Based on these numbers it's obvious that Maine will be leaving Hockey East before Lowell (and likely anyone else). They also show that BC and BU are committed to hockey. Furthermore, BU is currently searching for a new head coach, which is another sign that they're committed to hockey.
Sean
Sean, you can call them whatever you want to call them, founding member, original member, my point is they’ve been in it since the beginning, Maine is not leaving unless they get kicked out. I’ve always enjoyed your insights and I agree Lowell isn’t going anywhere and it’s dumb to even suggest it. I’m saying if there happened to be a split, I think Lowell likely goes with the state schools (like-minded institutions, similar goals both academically and athletically). Lowell has 100% committed to hockey as their flagship sport, and that is part of the reason they’ve had so much success. Bazin has been successful and they’ve paid him handsomely to keep him around.
My BU/BC comment really was more of an observation. They’re the two best programs in hockey east historically but they feel stale, as do Maine and UNH, but Maine has a coach in place that I think can get the job done. Hiring Quinn back or going with Pandolfo would probably bring back that energy to BU. Hastings is a pipe dream and not an east coast guy so I don’t see that happening.
BC needs to move on from York. He’s arguably the best coach college hockey has ever seen but he’s not putting out the same product he did 10 years ago. Similar to BU, they could attract some top notch coaches so I don’t think it would be hard to inject some life back into the program. Neither school needs new facilities or a new arena, they just need to find the right coach.

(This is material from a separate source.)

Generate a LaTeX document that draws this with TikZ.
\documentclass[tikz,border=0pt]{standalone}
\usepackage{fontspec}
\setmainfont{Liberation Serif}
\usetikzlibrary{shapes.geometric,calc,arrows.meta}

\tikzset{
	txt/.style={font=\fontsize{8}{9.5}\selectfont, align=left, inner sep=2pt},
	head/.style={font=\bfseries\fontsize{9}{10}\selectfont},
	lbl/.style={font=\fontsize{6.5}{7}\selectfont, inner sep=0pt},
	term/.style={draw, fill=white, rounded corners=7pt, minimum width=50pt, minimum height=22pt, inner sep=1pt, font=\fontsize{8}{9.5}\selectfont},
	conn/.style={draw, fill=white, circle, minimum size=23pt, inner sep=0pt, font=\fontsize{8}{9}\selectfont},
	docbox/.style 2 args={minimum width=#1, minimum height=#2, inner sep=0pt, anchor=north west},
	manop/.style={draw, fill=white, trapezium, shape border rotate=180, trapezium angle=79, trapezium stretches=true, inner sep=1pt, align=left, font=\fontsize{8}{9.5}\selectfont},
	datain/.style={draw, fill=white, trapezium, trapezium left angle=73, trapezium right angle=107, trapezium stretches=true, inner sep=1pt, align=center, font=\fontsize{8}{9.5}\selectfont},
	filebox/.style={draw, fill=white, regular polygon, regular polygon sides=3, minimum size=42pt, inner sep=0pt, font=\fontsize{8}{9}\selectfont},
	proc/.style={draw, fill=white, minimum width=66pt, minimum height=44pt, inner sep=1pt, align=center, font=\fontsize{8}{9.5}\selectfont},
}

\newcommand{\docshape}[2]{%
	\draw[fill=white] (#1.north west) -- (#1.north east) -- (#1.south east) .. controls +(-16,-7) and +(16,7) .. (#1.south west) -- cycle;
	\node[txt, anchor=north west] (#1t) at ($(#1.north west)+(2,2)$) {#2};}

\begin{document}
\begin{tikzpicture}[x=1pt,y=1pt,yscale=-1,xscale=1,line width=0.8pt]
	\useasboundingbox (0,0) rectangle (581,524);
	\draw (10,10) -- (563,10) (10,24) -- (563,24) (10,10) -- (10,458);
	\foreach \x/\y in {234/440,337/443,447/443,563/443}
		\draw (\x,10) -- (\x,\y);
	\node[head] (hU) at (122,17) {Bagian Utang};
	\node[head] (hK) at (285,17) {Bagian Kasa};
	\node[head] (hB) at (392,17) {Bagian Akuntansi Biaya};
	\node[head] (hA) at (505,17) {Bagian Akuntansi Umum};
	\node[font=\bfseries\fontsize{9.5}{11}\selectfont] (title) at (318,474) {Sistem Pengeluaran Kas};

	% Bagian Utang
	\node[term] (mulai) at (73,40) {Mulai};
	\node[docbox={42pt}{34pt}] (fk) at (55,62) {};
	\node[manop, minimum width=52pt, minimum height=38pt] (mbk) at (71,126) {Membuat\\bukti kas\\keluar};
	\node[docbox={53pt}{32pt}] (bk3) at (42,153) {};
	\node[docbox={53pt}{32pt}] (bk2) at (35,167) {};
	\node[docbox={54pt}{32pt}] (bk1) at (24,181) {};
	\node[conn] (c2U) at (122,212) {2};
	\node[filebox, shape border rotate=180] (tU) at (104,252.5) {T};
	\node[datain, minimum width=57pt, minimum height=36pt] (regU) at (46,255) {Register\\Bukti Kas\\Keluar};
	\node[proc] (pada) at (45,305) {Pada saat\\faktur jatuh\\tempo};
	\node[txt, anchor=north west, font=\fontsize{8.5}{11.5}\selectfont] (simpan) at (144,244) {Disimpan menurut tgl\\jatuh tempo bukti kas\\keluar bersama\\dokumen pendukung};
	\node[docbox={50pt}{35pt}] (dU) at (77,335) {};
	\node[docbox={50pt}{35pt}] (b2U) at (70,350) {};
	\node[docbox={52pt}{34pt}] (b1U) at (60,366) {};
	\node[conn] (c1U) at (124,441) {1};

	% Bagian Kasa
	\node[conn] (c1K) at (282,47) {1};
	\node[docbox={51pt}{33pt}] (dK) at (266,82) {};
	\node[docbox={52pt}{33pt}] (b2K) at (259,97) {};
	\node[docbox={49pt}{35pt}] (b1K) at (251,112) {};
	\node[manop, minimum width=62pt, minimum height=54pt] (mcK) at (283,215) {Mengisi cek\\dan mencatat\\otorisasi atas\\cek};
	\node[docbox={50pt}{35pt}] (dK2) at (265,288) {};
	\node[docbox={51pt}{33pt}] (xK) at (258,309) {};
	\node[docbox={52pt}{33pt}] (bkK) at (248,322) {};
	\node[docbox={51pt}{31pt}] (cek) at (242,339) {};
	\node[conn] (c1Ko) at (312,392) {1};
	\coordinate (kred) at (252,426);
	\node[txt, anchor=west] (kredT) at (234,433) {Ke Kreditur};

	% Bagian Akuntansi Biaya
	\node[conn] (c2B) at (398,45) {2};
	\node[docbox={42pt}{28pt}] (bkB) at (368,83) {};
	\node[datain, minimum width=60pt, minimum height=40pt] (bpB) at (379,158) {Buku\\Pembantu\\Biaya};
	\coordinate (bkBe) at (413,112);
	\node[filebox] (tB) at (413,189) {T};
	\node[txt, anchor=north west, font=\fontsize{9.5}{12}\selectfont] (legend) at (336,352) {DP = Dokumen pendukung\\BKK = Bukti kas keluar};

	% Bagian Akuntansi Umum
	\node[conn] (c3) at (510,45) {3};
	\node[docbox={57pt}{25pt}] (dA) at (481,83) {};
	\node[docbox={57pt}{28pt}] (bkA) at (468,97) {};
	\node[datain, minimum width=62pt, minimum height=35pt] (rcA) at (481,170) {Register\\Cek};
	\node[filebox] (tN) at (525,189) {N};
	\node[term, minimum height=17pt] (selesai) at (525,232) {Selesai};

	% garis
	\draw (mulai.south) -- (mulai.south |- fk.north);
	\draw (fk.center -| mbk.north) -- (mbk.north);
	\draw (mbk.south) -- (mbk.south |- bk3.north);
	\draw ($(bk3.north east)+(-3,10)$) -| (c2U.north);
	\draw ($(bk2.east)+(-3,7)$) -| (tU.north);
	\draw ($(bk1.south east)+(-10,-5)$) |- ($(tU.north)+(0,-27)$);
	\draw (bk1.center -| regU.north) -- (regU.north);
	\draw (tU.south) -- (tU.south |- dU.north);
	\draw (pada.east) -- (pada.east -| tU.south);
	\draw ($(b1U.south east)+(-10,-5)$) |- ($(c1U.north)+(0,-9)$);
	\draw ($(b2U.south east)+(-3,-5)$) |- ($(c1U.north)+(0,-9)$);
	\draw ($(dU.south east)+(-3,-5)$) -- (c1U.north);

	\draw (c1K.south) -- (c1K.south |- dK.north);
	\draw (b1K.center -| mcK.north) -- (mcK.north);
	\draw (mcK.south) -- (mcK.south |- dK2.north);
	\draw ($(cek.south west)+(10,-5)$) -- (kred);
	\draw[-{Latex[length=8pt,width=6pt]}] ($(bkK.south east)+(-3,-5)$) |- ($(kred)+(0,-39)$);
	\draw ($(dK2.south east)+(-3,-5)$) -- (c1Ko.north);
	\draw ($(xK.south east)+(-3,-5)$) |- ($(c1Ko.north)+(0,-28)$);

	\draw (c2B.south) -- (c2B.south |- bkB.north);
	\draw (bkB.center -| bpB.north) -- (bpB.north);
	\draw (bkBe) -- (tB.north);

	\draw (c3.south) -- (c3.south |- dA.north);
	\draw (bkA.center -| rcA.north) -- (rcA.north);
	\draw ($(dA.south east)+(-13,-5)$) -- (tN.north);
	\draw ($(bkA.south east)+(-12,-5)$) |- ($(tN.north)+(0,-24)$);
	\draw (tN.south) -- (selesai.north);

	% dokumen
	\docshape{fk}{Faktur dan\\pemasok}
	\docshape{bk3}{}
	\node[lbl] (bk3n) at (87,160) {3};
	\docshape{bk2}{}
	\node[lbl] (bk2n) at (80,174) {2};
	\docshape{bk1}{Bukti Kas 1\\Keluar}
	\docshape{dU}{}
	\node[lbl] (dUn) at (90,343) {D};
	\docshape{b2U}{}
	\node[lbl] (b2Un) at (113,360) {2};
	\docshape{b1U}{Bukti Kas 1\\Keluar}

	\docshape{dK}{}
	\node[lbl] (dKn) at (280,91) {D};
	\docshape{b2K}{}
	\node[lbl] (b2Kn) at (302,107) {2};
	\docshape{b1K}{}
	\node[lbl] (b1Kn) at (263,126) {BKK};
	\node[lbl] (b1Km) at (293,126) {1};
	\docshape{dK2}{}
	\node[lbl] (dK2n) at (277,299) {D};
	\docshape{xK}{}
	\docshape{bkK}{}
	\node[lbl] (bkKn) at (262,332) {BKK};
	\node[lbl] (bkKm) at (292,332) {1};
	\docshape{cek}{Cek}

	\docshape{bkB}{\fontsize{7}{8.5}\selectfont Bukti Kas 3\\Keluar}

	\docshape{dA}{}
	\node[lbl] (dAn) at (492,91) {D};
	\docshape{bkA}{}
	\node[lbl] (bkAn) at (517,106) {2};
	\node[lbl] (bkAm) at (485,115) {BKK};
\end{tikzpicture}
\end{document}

I'd expand to a 20 team tournament with the four #1 seeds getting a bye with the bottom 8 seeds playing each other to get the right to play the #1 seeds.
Tournament expansion over a handful of new programs when we have 27% of teams in our tournament field and most other sports only have 19-22% is absurd.

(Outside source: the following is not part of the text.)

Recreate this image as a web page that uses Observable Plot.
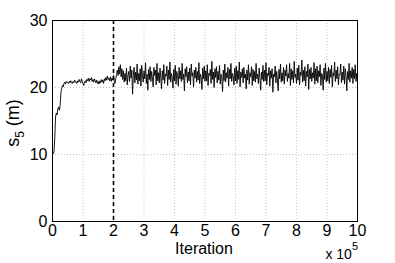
<!DOCTYPE html>
<html><head><meta charset="utf-8">
<script src="https://cdn.jsdelivr.net/npm/d3@7"></script>
<script src="https://cdn.jsdelivr.net/npm/@observablehq/plot@0.6"></script>
<style>body{margin:0;background:#fff} svg{display:block}</style>
</head><body><div id="chart"></div>
<script>
// s5 trace values, one every 2500 iterations
const s5 = [
10.0,10.1,10.4,12.5,15.6,16.2,15.9,16.8,17.1,16.6,
17.3,19.2,19.8,20.3,20.1,20.6,20.8,20.5,20.9,20.7,
20.8,20.6,20.9,20.7,21.0,20.8,20.6,20.9,20.7,21.1,
20.8,20.9,20.6,21.0,20.8,21.2,20.9,20.7,21.3,20.9,
20.6,20.3,20.8,21.0,20.7,21.2,21.0,21.4,20.9,21.3,
21.1,21.5,20.9,21.2,20.8,21.3,21.0,20.7,21.1,20.6,
20.9,20.5,21.0,20.7,21.2,20.8,21.1,20.6,21.3,21.0,
21.5,21.1,21.7,21.2,21.4,21.0,21.6,20.9,21.4,21.1,
21.8,21.0,20.6,21.3,21.9,22.6,21.8,23.1,22.0,23.4,
21.6,22.8,21.2,22.5,20.8,22.1,21.0,22.9,20.4,21.8,
22.4,
20.9,23.2,21.4,22.6,19.0,21.8,23.0,20.7,22.3,21.1,
23.5,20.5,22.1,21.0,22.8,20.2,23.3,21.6,20.8,22.5,
21.3,23.7,20.6,22.0,19.6,22.7,21.2,23.1,20.9,22.4,
21.5,20.1,23.0,21.8,22.6,20.4,23.6,21.0,22.2,20.7,
22.9,21.4,19.8,22.5,21.1,23.4,20.6,22.0,21.7,23.2,
20.3,22.6,21.2,23.8,20.8,22.1,21.5,19.9,22.7,21.0,
23.3,20.5,22.4,21.8,20.2,23.0,21.3,22.5,20.9,23.6,
21.2,22.0,19.5,22.8,21.6,23.1,20.7,22.3,21.0,22.9,
20.4,23.5,21.7,22.2,20.1,22.6,21.4,23.0,20.8,22.4,
21.1,23.7,20.6,22.0,21.5,19.7,22.9,21.3,23.2,20.9,
22.5,21.0,23.4,20.3,22.1,21.8,22.7,20.6,23.9,21.2,
22.3,20.0,22.8,21.5,23.1,20.7,22.4,21.1,23.3,20.5,
22.0,21.6,19.4,22.6,21.0,23.5,20.8,22.2,21.4,23.0,
20.2,22.7,21.3,23.6,20.9,22.1,21.7,20.4,22.9,21.0,
23.2,20.6,22.5,21.2,23.8,20.1,22.3,21.5,22.8,20.7,
23.0,21.4,22.0,19.8,22.6,21.1,23.4,20.5,22.2,21.6,
23.1,20.3,22.7,21.0,22.4,20.8,23.6,21.3,22.0,20.6,
22.9,21.5,19.6,22.3,21.2,23.3,20.9,22.6,21.0,23.7,
20.4,22.1,21.8,23.0,20.2,22.5,21.4,22.8,19.3,22.0,
21.6,23.2,20.7,22.4,21.1,19.5,22.7,21.3,23.5,20.8,
22.2,21.0,23.0,20.5,22.6,21.7,23.4,20.9,22.1,21.4,
23.6,20.3,22.8,21.2,22.5,20.7,23.9,21.5,22.0,20.6,
22.9,21.1,23.3,20.4,22.3,21.8,24.1,20.8,22.6,21.0,
23.1,20.2,22.4,21.6,23.5,19.7,22.7,21.3,23.0,20.9,
22.2,21.4,23.7,20.5,22.8,21.0,23.2,20.7,22.5,21.6,
23.4,20.3,22.1,21.8,19.6,22.9,21.2,23.6,20.8,22.4,
21.0,23.0,20.6,22.7,21.5,23.3,20.1,22.2,21.7,23.8,
20.9,22.6,21.3,23.1,20.4,22.0,21.9,23.5,20.7,22.3,
21.1,23.2,20.5,22.8,21.6,19.5,22.4,21.2,23.6,20.8,
22.5,21.4,23.0,20.6,22.7,21.3,23.4,20.9,22.1,21.5
];
const iterStep = 2500;          // iterations between stored samples
const xScaleFactor = 1e5;       // axis shown in units of 10^5
const xTicks = [0,1,2,3,4,5,6,7,8,9,10];
const yTicks = [0,10,20,30];
const burnIn = [2];
const xLabel = "Iteration";
const yLabelMain = "s";
const yLabelSub = "5";
const yLabelUnit = " (m)";
const expBase = "x 10";
const expPow = "5";

const data = s5.map((v, i) => ({x: i * iterStep / xScaleFactor, y: v}));
const FONT = "'Liberation Sans', Arial, sans-serif";

const chart = Plot.plot({
  width: 395, height: 263,
  marginLeft: 52, marginRight: 38, marginTop: 20, marginBottom: 42,
  style: {fontFamily: FONT, fontSize: "16px", background: "white", color: "black", overflow: "visible"},
  x: {domain: [0, 10]},
  y: {domain: [0, 30]},
  marks: [
    Plot.gridX(xTicks.slice(1, -1), {stroke: "#c4c4c4", strokeOpacity: 1, strokeDasharray: "1,2"}),
    Plot.gridY(yTicks.slice(1, -1), {stroke: "#c4c4c4", strokeOpacity: 1, strokeDasharray: "1,2"}),
    Plot.line(data, {x: "x", y: "y", stroke: "black", strokeWidth: 0.9}),
    Plot.ruleX(burnIn, {stroke: "black", strokeWidth: 1.6, strokeDasharray: "4,3"}),
    Plot.frame({stroke: "black", strokeWidth: 1}),
    Plot.axisX(xTicks, {tickSize: 0, tickPadding: 3, label: null, fontSize: 16}),
    Plot.axisY(yTicks, {tickSize: 0, tickPadding: 5, label: null, fontSize: 16})
  ]
});

const svg = d3.select(chart);
svg.append("text")
  .attr("x", 204).attr("y", 254)
  .attr("text-anchor", "middle")
  .attr("font-size", 16)
  .attr("font-family", FONT)
  .attr("fill", "black")
  .text(xLabel);
const ex = svg.append("text")
  .attr("x", 358).attr("y", 259)
  .attr("text-anchor", "end")
  .attr("font-size", 14)
  .attr("font-family", FONT)
  .attr("fill", "black");
ex.append("tspan").text(expBase);
ex.append("tspan").attr("font-size", 11).attr("dy", -9).text(expPow);
const yl = svg.append("text")
  .attr("transform", "translate(19,123) rotate(-90)")
  .attr("text-anchor", "middle")
  .attr("font-size", 18)
  .attr("font-family", FONT)
  .attr("fill", "black");
yl.append("tspan").text(yLabelMain);
yl.append("tspan").attr("font-size", 12).attr("dy", 5).text(yLabelSub);
yl.append("tspan").attr("dy", -5).text(yLabelUnit);

document.getElementById("chart").appendChild(chart);
</script>
</body></html>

We don’t even know if all of these teams (or the ones that already exist) are going to stick around. We gained 15 teams in two years shortly before the tournament went from 12 teams to 16. 5 of those 15 teams have since dropped the sport.

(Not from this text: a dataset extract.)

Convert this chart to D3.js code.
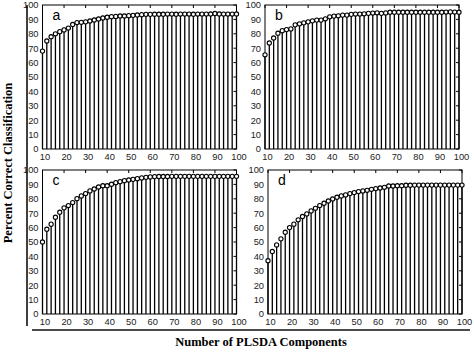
<!DOCTYPE html>
<html><head><meta charset="utf-8">
<script src="https://cdn.jsdelivr.net/npm/d3@7"></script>
<style>
html,body{margin:0;padding:0;background:#fff;}
svg{display:block;}
</style></head>
<body>
<svg id="chart" width="474" height="353"></svg>
<script>
// ---- data ----
const components = d3.range(10, 101, 2); // 10,12,...,100
const xTicks = [10,20,30,40,50,60,70,80,90,100];
const yTicks = [0,10,20,30,40,50,60,70,80,90,100];
const panelLabels = ["a","b","c","d"];
const seriesA = [68,75,78,80,81.5,82.7,84,86.5,87.8,88,88.3,88.9,89.6,90.3,91,91.5,91.9,92.1,92.4,92.4,92.6,92.8,93.1,93.3,93.5,93.5,93.6,93.6,93.6,93.7,93.7,93.6,93.7,93.7,93.7,93.6,93.7,93.7,93.7,93.8,94.1,93.8,93.7,93.7,93.7,93.8];
const seriesB = [65.4,73.6,77.1,80.4,82.2,82.9,83.4,86.2,86.9,87.6,88.3,89,89.5,89.5,90.4,91.8,92.3,92.5,93,93,93.5,93.7,93.7,93.9,94.2,94.4,94.6,94.2,94.5,95,95,95,95,95,95,95,95,95,95,95,95,95,95.1,95.2,95.1,95];
const seriesC = [50,58.9,62.4,67.2,70.7,73.7,75.3,77.4,80.1,82,83.6,85.5,86.8,88.2,89.1,89.1,90.1,91.2,91.9,92.6,93.1,93.5,94,94.5,94.9,95.2,95.4,95.5,95.5,95.5,95.6,95.6,95.6,95.6,95.6,95.6,95.6,95.6,95.6,95.6,95.6,95.6,95.6,95.6,95.6,95.6];
const seriesD = [37,43.4,48,52.2,56.8,60,62.4,65.4,67.7,69.5,71.6,73.4,75.3,76.9,78.5,79.9,81.1,82,82.7,83.6,84.3,85,85.5,85.9,86.6,87.1,87.5,88,88.9,88.9,89.1,89.1,89.4,89.4,89.5,89.5,89.5,89.5,89.5,89.5,89.5,89.5,89.5,89.5,89.5,89.5];
const allSeries = [seriesA, seriesB, seriesC, seriesD];
const yTitle = "Percent Correct Classification";
const xTitle = "Number of PLSDA Components";

// ---- layout ----
const panels = [
  {x0:42.5, x1:236.5, y0:5, y1:149},
  {x0:265,  x1:459,   y0:5, y1:149},
  {x0:42.5, x1:236.5, y0:170, y1:314},
  {x0:268,  x1:462,   y0:170, y1:314}
];
const svg = d3.select("#chart");
const tickFont = "Liberation Sans, Arial, sans-serif";

panels.forEach((p, i) => {
  const x = d3.scaleLinear().domain([10,100]).range([p.x0, p.x1]);
  const y = d3.scaleLinear().domain([0,100]).range([p.y1, p.y0]);
  const g = svg.append("g");
  const data = components.map((c, k) => ({c, v: allSeries[i][k]}));

  // stems
  g.selectAll("line.stem").data(data).enter().append("line")
    .attr("x1", d => x(d.c)).attr("x2", d => x(d.c))
    .attr("y1", y(0)).attr("y2", d => y(d.v))
    .attr("stroke", "#000").attr("stroke-width", 1.3);

  // frame
  g.append("rect").attr("x", p.x0).attr("y", p.y0)
    .attr("width", p.x1 - p.x0).attr("height", p.y1 - p.y0)
    .attr("fill", "none").attr("stroke", "#000").attr("stroke-width", 1);

  // inward ticks top / right
  g.selectAll("line.tt").data(xTicks).enter().append("line")
    .attr("x1", d => x(d)).attr("x2", d => x(d))
    .attr("y1", p.y0).attr("y2", p.y0 + 3).attr("stroke", "#000");
  g.selectAll("line.rt").data(yTicks).enter().append("line")
    .attr("x1", p.x1).attr("x2", p.x1 - 3)
    .attr("y1", d => y(d)).attr("y2", d => y(d)).attr("stroke", "#000");

  // axes labels via d3 axis
  const xa = d3.axisBottom(x).tickValues(xTicks).tickSize(0).tickPadding(4);
  const gx = g.append("g").attr("transform", `translate(2,${p.y1})`).call(xa);
  gx.select(".domain").remove();
  gx.selectAll("text").attr("font-family", tickFont).attr("font-size", 9.3).attr("fill", "#222");

  const ya = d3.axisLeft(y).tickValues(yTicks).tickSize(0).tickPadding(4);
  const gy = g.append("g").attr("transform", `translate(${p.x0},0)`).call(ya);
  gy.select(".domain").remove();
  gy.selectAll("text").attr("font-family", tickFont).attr("font-size", 9.3).attr("fill", "#222");

  // markers
  g.selectAll("circle").data(data).enter().append("circle")
    .attr("cx", d => x(d.c)).attr("cy", d => y(d.v)).attr("r", 2.1)
    .attr("fill", "#fff").attr("stroke", "#000").attr("stroke-width", 1.1);

  // panel letter
  g.append("text").attr("x", p.x0 + 10).attr("y", p.y0 + 15)
    .attr("font-family", tickFont).attr("font-size", 14).attr("fill", "#000")
    .text(panelLabels[i]);
});

// outer axis lines
svg.append("line").attr("x1", 27).attr("x2", 27).attr("y1", 5).attr("y2", 326)
  .attr("stroke", "#000").attr("stroke-width", 1.5);
svg.append("line").attr("x1", 32).attr("x2", 470).attr("y1", 330).attr("y2", 330)
  .attr("stroke", "#111").attr("stroke-width", 1.5);

// titles
svg.append("text").attr("transform", "translate(12,163) rotate(-90)")
  .attr("text-anchor", "middle").attr("font-family", "Liberation Serif, Times New Roman, serif")
  .attr("font-weight", "bold").attr("font-size", 12.5).text(yTitle);
svg.append("text").attr("x", 261).attr("y", 346)
  .attr("text-anchor", "middle").attr("font-family", "Liberation Serif, Times New Roman, serif")
  .attr("font-weight", "bold").attr("font-size", 12.5).text(xTitle);
</script>
</body></html>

I’m not gonna lie, some of the comments about Hockey East in these last dozen or so posts are making Facebook comments look like sophisticated, academic discourse.
Tournament expansion over a handful of new programs when we have 27% of teams in our tournament field and most other sports only have 19-22% is absurd.
We don’t even know if all of these teams (or the ones that already exist) are going to stick around. We gained 15 teams in two years shortly before the tournament went from 12 teams to 16. 5 of those 15 teams have since dropped the sport.
Augustana is a lock for the CCHA, which makes them odd so they need one more.
Just stop reading Drew. He makes as much sense as wearing a turtleneck on a Florida beach.
No, they're not. Augie will need a 2/3 majority to be voted in (which is 6 of 8). If you assume BSU & Mankato vote yes (and I'm not convinced UST is a yes), you still need 3 (if UST is a yes) or 4 of BG (at 800+ miles), Ferris (also 800+ miles), Lake (750+ miles), NMU (600+ miles) and Tech (almost 600 miles) to vote yes. For the record, Augustana is FURTHER than UAH for BG (550) and Ferris (700). This is a conference that literally jettisoned 3 schools ONE YEAR AGO over travel concerns. Calling any team outside the footprint a "lock" is laughable.